しかし、衆議院などにおける一票の格差の問題、そして、最高裁の判決、判例の変更などを経まして、参議院におきましても一票の格差、これをしっかりと是正をしなければいけないという判決が出たと。従来の判決をいわゆる覆すというか、判決、判例の転換が行われたんですね。
ということで、今回緊急避難措置と言われておりますが、昨年の7月の28日に公職選挙法が改正をされまして、そして憲政史上初の合区、鳥取・島根、徳島・高知となったところであります。
もちろんこの制度については、今申し上げた緊急避難措置ということで、次の通常選挙、つまり、平成31年の参議院選挙までには、抜本的な改革これを具体的に行うんだというのがこの公職選挙法の実は附則に書かれているんですね。

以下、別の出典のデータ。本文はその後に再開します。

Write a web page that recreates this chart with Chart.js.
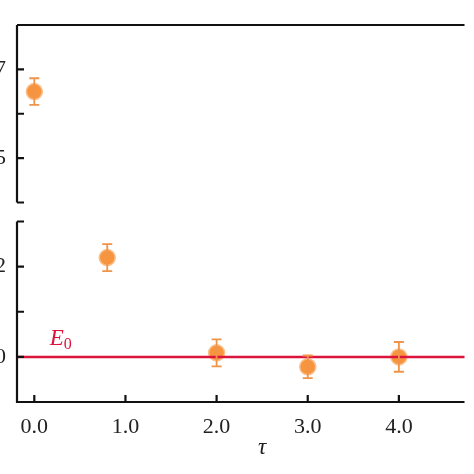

しかし、今回この合区が行われた。では、それでどうなったのかということであります。
まずは、徳島高知選挙区で当選を果たされました中西祐介さん、今現職でありますので、議員さんにね、これからますますご活躍をいただくという意味でエールを大いに送りたいと思います。これは、従来は徳島の代表となられていた訳ですが、これからは徳島・高知両県の代表参議院議員としてより一層、特に今回、人口減少といったものがこの一票の格差を生んだ、その解消を図るには、やはり、地方の魅力を増し、東京一極集中の是正を行わなければならないということで、やはり地方創生をより強力に推進する必要がある。
実際、この合区の大変さ、これを知った中西議員さんには、しっかりと地方創生、その旗振り役としても大いに頑張っていただきたいと思います。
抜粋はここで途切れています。